Exercise task
Which lines in the material below contain the word "this"? Copy each of them.

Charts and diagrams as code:
***
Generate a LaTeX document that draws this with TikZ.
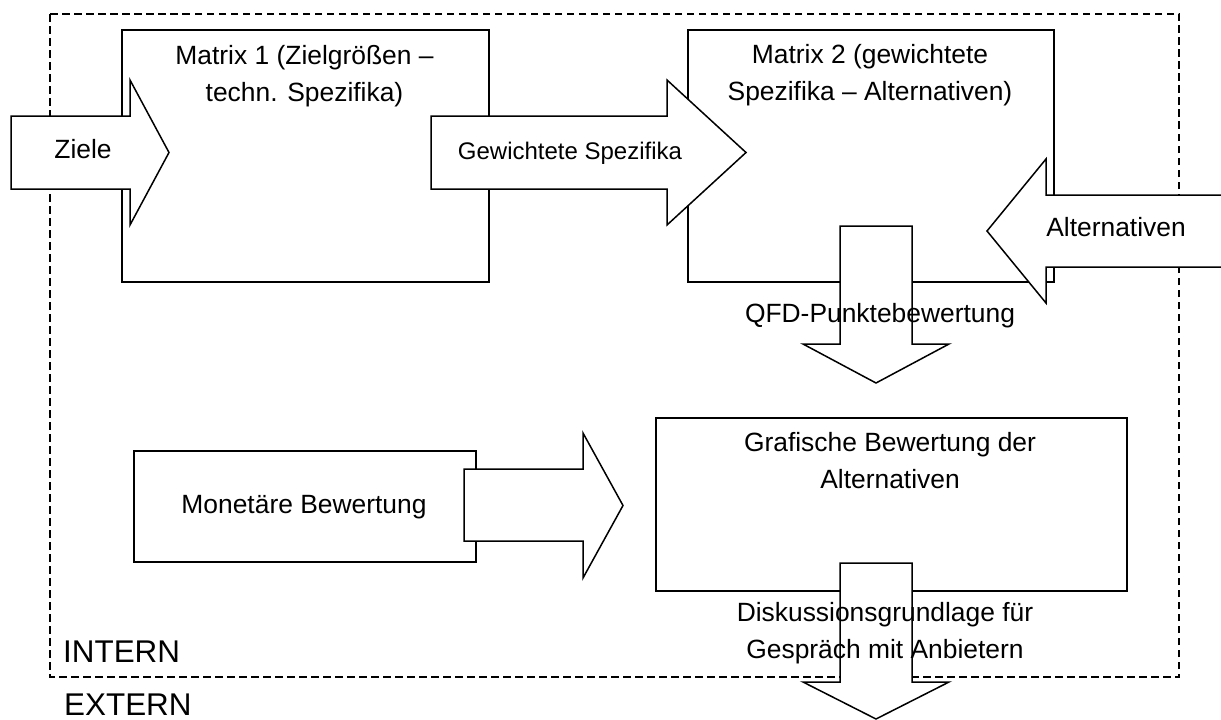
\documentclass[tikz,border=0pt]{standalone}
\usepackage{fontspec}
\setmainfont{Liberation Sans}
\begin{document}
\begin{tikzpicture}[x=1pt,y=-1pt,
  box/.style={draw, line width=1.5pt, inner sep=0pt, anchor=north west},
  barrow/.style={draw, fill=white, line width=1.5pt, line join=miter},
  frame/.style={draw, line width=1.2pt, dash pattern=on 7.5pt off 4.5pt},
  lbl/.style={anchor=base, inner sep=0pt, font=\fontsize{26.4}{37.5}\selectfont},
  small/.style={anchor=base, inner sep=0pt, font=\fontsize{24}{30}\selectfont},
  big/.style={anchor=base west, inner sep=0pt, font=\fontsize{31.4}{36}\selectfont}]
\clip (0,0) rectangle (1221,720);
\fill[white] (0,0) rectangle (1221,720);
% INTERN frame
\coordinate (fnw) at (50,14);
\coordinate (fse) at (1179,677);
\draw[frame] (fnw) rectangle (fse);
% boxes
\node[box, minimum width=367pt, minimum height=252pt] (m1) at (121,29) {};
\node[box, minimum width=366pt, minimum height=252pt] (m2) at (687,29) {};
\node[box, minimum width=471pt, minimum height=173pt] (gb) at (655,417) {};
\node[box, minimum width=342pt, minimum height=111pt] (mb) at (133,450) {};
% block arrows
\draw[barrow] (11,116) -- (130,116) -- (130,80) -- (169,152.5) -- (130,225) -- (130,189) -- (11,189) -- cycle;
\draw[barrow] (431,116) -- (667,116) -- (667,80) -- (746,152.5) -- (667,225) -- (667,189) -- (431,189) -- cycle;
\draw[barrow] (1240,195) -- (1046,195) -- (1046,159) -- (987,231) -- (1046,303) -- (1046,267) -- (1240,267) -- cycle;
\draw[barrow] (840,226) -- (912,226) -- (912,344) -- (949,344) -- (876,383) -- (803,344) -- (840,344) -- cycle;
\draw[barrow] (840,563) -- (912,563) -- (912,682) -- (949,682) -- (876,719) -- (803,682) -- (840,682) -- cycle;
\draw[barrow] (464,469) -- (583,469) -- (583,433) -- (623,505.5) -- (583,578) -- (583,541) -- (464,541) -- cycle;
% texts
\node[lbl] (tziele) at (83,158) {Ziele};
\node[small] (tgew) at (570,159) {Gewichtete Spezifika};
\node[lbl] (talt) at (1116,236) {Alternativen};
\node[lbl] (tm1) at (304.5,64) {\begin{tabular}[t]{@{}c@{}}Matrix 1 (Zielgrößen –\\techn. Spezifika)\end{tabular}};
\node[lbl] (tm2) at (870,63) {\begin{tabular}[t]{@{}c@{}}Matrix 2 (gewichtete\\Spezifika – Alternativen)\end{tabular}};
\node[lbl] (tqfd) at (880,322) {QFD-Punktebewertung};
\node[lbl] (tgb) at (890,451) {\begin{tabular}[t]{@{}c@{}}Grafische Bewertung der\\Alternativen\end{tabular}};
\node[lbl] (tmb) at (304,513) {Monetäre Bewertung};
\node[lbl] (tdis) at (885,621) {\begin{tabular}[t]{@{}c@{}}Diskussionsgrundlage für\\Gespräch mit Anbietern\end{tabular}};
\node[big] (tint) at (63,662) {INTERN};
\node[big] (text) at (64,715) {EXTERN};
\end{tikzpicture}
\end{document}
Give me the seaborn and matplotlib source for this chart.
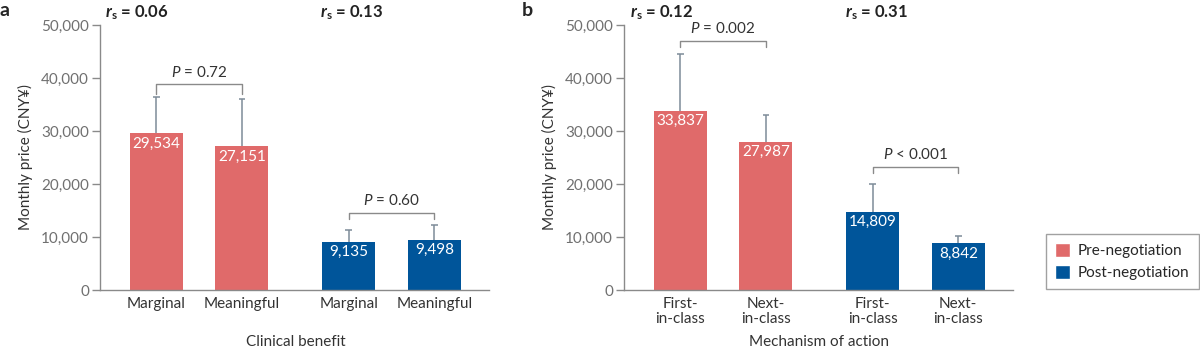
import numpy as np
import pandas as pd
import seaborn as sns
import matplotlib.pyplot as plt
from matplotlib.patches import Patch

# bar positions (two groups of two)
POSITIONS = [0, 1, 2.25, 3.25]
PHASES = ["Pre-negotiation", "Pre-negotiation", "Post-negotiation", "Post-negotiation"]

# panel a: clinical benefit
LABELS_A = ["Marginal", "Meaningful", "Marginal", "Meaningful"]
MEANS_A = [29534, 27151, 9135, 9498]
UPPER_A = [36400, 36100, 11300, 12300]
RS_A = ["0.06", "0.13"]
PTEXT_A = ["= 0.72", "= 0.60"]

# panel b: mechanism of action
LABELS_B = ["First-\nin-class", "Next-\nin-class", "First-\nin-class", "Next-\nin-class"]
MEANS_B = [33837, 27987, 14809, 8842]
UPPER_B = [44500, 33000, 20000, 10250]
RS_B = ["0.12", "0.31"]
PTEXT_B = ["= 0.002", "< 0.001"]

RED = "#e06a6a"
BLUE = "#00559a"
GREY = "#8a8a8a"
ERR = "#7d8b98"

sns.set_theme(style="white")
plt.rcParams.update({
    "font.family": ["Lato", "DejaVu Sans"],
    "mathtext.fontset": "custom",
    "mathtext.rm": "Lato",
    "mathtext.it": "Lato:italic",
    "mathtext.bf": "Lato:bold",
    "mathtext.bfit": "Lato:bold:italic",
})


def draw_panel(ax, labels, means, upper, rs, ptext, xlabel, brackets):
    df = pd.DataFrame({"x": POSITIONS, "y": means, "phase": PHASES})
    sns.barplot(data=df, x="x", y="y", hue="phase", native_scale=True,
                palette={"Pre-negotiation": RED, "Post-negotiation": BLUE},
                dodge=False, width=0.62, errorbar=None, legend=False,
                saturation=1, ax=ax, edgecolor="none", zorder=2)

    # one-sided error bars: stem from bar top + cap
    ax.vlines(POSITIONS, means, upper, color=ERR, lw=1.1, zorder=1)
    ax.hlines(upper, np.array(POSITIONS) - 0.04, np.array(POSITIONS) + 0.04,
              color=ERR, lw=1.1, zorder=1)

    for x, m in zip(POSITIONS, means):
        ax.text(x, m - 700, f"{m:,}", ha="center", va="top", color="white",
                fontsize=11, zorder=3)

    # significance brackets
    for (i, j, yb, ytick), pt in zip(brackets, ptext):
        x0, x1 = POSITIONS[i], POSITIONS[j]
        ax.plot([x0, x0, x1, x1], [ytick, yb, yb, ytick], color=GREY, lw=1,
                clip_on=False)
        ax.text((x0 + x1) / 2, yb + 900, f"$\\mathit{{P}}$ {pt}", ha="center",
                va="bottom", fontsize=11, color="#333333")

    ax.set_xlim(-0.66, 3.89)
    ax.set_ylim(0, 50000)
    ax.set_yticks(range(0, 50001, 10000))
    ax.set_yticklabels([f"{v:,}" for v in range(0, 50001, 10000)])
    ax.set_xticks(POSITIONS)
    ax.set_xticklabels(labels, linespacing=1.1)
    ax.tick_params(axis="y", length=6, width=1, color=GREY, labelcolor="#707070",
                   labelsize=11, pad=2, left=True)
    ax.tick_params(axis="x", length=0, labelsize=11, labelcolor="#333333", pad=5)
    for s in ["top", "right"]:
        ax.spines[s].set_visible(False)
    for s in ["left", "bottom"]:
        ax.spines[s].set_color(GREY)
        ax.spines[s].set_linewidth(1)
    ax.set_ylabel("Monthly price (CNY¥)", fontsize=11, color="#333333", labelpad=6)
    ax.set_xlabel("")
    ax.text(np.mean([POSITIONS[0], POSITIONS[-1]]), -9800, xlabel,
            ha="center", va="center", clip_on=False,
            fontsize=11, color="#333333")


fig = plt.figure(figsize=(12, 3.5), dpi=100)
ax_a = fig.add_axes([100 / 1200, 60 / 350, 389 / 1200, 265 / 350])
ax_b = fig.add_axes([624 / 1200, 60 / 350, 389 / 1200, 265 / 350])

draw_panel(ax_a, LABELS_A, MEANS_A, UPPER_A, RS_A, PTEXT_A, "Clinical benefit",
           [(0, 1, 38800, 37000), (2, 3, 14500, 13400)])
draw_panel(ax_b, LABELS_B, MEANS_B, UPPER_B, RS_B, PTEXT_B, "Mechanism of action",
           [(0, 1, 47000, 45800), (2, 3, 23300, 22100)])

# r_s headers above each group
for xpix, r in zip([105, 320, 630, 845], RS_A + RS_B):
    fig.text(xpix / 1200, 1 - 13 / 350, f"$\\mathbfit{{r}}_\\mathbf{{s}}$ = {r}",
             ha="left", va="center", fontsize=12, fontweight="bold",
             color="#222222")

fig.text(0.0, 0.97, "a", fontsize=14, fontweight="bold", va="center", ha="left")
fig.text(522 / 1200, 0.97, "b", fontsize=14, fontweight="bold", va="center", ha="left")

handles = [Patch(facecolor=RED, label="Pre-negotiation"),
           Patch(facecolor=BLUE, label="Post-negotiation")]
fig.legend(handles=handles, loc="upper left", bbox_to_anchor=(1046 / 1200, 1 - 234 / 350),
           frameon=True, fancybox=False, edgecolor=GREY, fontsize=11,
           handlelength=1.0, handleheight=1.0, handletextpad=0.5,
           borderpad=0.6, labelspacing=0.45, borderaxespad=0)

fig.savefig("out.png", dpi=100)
***
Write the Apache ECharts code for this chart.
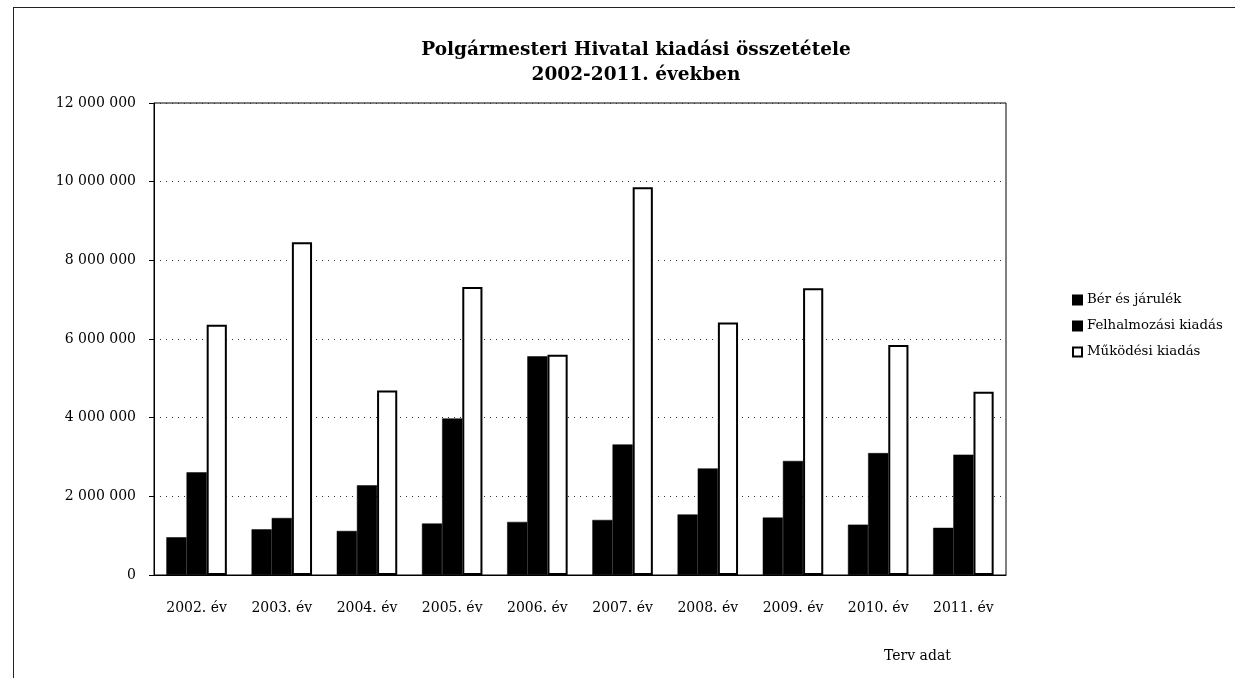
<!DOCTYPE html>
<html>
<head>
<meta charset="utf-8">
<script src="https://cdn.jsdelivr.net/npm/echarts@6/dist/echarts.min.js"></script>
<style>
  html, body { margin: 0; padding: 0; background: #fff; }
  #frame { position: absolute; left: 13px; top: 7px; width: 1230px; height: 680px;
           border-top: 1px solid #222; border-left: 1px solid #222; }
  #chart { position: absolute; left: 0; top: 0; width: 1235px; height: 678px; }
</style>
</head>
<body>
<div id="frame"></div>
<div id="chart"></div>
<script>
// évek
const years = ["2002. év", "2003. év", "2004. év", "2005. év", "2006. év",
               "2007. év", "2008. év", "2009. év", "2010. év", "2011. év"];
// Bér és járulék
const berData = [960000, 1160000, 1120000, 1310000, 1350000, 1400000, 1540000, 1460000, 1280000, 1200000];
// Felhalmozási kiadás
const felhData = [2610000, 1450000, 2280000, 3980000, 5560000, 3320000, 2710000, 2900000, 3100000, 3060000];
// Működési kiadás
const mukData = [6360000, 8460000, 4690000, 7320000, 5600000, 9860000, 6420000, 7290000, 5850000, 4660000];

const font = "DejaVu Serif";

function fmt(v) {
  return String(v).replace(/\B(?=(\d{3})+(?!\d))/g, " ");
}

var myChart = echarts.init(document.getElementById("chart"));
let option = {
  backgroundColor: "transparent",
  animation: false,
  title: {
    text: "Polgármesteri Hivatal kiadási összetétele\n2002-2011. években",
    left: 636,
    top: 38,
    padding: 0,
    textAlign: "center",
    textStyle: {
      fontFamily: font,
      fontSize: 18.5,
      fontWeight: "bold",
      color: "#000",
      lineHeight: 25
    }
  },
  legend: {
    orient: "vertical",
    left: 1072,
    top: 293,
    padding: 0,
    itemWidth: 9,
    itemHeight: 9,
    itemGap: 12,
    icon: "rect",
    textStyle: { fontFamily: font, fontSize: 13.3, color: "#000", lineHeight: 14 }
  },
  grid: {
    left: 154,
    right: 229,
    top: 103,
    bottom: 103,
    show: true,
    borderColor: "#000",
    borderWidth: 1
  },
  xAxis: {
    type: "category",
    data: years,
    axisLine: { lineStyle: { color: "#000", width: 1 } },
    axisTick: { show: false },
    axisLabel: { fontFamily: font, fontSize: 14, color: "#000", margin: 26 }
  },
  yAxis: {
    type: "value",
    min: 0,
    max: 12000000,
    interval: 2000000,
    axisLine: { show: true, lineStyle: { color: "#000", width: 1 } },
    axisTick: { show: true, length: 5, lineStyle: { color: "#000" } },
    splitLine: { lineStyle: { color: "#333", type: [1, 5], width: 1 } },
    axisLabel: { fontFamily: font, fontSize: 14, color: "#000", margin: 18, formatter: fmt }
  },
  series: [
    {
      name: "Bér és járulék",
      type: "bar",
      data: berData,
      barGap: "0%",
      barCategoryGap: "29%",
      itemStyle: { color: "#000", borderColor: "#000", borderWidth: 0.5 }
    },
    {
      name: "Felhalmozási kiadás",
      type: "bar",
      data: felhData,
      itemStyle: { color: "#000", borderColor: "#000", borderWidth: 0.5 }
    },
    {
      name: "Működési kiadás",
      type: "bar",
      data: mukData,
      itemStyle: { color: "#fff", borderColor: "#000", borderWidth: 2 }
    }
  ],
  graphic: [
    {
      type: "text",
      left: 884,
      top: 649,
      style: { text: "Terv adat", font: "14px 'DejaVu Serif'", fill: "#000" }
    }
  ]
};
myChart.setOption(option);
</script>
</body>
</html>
***
Exercise response
Generate a LaTeX document that draws this with TikZ.
Give me the seaborn and matplotlib source for this chart.
Write the Apache ECharts code for this chart.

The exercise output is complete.